Minister for Foreign Affairs Dr Vivian Balakrishnan: First, thank you for your cooperation in the past. You have revealed a private and sensitive conversation that we had. I am not going to go through the details, but I want to affirm that yes, I do have private and sensitive conversations with the opposition. And I will also affirm that to date, we have arrived at consensus. We arrived at agreement for that particular issue. I would also say that I think as a matter of habit, we have been able to make sure our politics stops at the water's edge. And for that, I thank you.


Since many of your questions are about the problems in Gaza, I am going to start, and I welcome you to correct me if I am wrong, by listing where we agree. I think I have heard you say that you agree that what happened on 7 October was an act of terror. You have also affirmed that there is a right of self-defence. You have highlighted the danger of words used or misused or used without sufficient thought or caution. And you have also highlighted the dangers of dehumanising someone who you do not agree with. I can say that I agree with you on those points. For your question on diplomatic ties, and I think that we both received the same emails, I detect from your question that you agree with me that we should not sever diplomatic ties even when the government of the day of another country may have quite a fundamental disagreement with us on policy. I am saying that I detect that you are agreeing with us. Can I seek confirmation that you agree with us?


Mr Pritam Singh: Sir, short of re-characterising how I put my question, which I have thought through carefully. My query on diplomatic ties is that I would rather be in communication with the party, rather than not be in communication with the party. But the point I think was about how you respond when the other party takes a diametrically different position from your national position.


Minister: I will interpret it as you agree.


Mr Pritam Singh: No need to interpret. I agree.


Minister: Thank you. On policy and on action and position, I think the Workers Party agrees with the position that we have taken. But your question is please share what is your thinking behind the policy? Because the Workers Party and the PAP can arrive at the same decision but for completely different reasons and different rationales. I think that it is a fair question to see how and what are our principal considerations and how do we arrive at a decision like this? Specifically for diplomatic ties, and I stand ready to be corrected by Prime Minister, I do not think that we have ever broken ties in 59 years. Or at least in the 20 years that Prime Minister has been around. I will get my staff to check. But I cannot recall a single time when we have broken ties. So that is just a matter of fact-checking. From time to time, will we have disagreements, even standoffs, even close to kinetic action with other countries? The answer is yes. And will a performative gesture of formally breaking ties necessarily be helpful? That will be the first question I will ask myself and I will ask my staff and I will ask my Prime Minister. Do we want to go through this performative gesture? And will it help? My own inclination is to say in times of tension, in times of divergence, in times of conflict, the more you can engage and communicate and keep multiple channels of communication open, the better. That is my first point.
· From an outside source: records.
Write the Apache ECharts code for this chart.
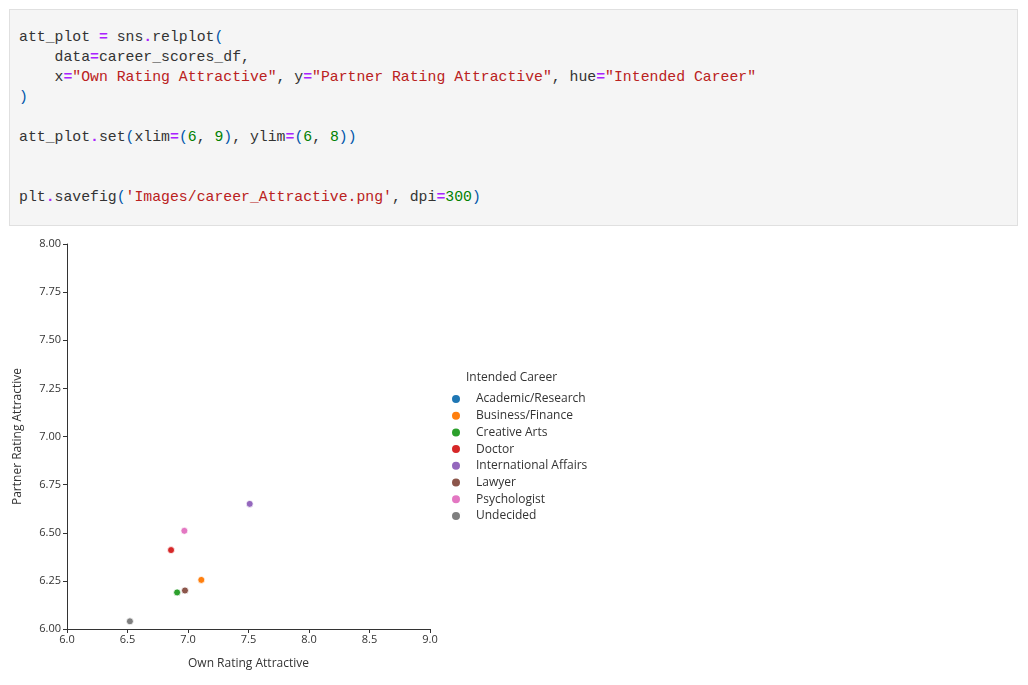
<!DOCTYPE html>
<html><head><meta charset="utf-8">
<script src="https://cdn.jsdelivr.net/npm/echarts@6/dist/echarts.min.js"></script>
<style>
body{margin:0;background:#fff;width:1028px;height:685px;overflow:hidden;position:relative}
#code{position:absolute;left:9px;top:9px;width:1009px;height:217px;background:#f5f5f5;border:1px solid #e0e0e0;box-sizing:border-box}
#code pre{margin:0;position:absolute;left:9px;top:17px;font-family:"Liberation Mono","DejaVu Sans Mono",monospace;font-size:14.8px;line-height:20px;color:#333}
.o{color:#aa22ff;font-weight:bold}.p{color:#0055aa}.s{color:#ba2121}.n{color:#008000}
#chart{position:absolute;left:0;top:0;width:1028px;height:685px}
</style></head><body>
<div id="chart"></div>
<div id="code"><pre>att_plot <span class="o">=</span> sns<span class="o">.</span>relplot<span class="p">(</span>
    data<span class="o">=</span>career_scores_df,
    x<span class="o">=</span><span class="s">"Own Rating Attractive"</span>, y<span class="o">=</span><span class="s">"Partner Rating Attractive"</span>, hue<span class="o">=</span><span class="s">"Intended Career"</span>
<span class="p">)</span>

att_plot<span class="o">.</span>set<span class="p">(</span>xlim<span class="o">=</span><span class="p">(</span><span class="n">6</span>, <span class="n">9</span><span class="p">)</span>, ylim<span class="o">=</span><span class="p">(</span><span class="n">6</span>, <span class="n">8</span><span class="p">))</span>


plt<span class="o">.</span>savefig<span class="p">(</span><span class="s">'Images/career_Attractive.png'</span>, dpi<span class="o">=</span><span class="n">300</span><span class="p">)</span></pre></div>
<script>
const careers = ["Academic/Research","Business/Finance","Creative Arts","Doctor","International Affairs","Lawyer","Psychologist","Undecided"];
const colors = ["#1f77b4","#ff7f0e","#2ca02c","#d62728","#9467bd","#8c564b","#e377c2","#7f7f7f"];
const ownRating = [null,7.11,6.91,6.86,7.51,6.975,6.97,6.52];
const partnerRating = [null,6.255,6.19,6.41,6.65,6.20,6.51,6.04];
const xTicks = [6.0,6.5,7.0,7.5,8.0,8.5,9.0];
const yTicks = [6.00,6.25,6.50,6.75,7.00,7.25,7.50,7.75,8.00];
const font = "Open Sans";
const chart = echarts.init(document.getElementById('chart'));
chart.setOption({
  animation:false,
  grid:{left:67,top:244,width:363,height:385},
  xAxis:{type:'value',min:6,max:9,interval:0.5,name:'Own Rating Attractive',nameLocation:'middle',nameGap:29,
    nameTextStyle:{fontFamily:font,fontSize:12,color:'#333'},
    axisLine:{lineStyle:{color:'#333'}},axisTick:{show:true,length:4,lineStyle:{color:'#333'}},splitLine:{show:false},
    axisLabel:{fontFamily:font,fontSize:11,color:'#333',margin:5,formatter:v=>v.toFixed(1)}},
  yAxis:{type:'value',min:6,max:8,interval:0.25,name:'Partner Rating Attractive',nameLocation:'middle',nameGap:43,
    nameTextStyle:{fontFamily:font,fontSize:12,color:'#333'},
    axisLine:{show:true,lineStyle:{color:'#333'}},axisTick:{show:true,length:4,lineStyle:{color:'#333'}},splitLine:{show:false},
    axisLabel:{fontFamily:font,fontSize:11,color:'#333',margin:6,formatter:v=>v.toFixed(2)}},
  legend:{orient:'vertical',left:445,top:388,itemGap:4.7,itemWidth:10,itemHeight:14,icon:'circle',
    textStyle:{fontFamily:font,fontSize:12,color:'#333',padding:[0,0,0,10]},data:careers},
  graphic:[{type:'text',left:466,top:372,style:{text:'Intended Career',font:'12px "Open Sans"',fill:'#333'}}],
  series:careers.map((c,i)=>({name:c,type:'scatter',symbolSize:7,
    itemStyle:{color:colors[i],opacity:1,borderColor:'#fff',borderWidth:0.8},
    data: ownRating[i]==null?[]:[[ownRating[i],partnerRating[i]]]}))
});
</script>
</body></html>
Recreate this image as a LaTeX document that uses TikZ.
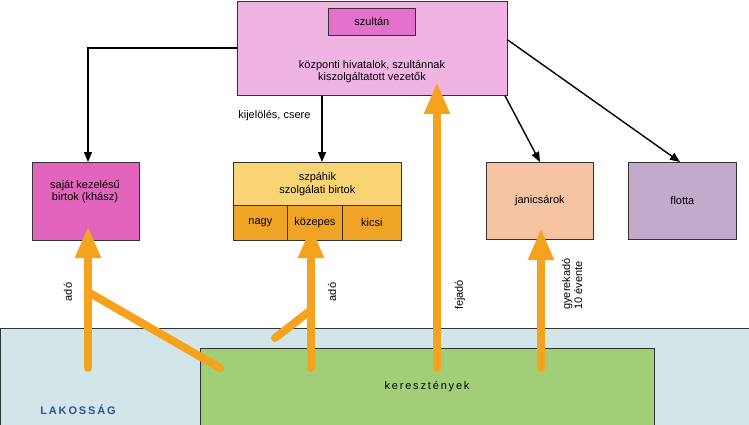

In the case of Russia and Ukraine, we have not broken ties with Russia. Without spilling state secrets, have I continued to meet informally with my counterpart in Russia? Yes, I have continued to meet informally. I have told my Prime Minister that I have had to inhale second-hand smoke, and I have drunk good whiskey for the sake of Singapore. And why do I do that? Because I am not engaged in performative gestures. I want to hear, I want to understand, at the same time, I want to communicate to him and his country, so they know why we had taken a different position from them. It is not personal. It is not bilateral and even when we go, as far as to levy sanctions, these are targeted sanctions. These sanctions say that we will make sure that Singapore is not a portal for arms or dual use equipment which can be used against Ukraine and Ukrainian civilians. The Russians have had to say certain things about us. But in fact, if you observe the acts and the actions and the conduct between Russia and Singapore, it has been mutually respectful. It has been constructive. And I look forward to the day when the war in Ukraine ends and relations and the conduct of business can get back to normal.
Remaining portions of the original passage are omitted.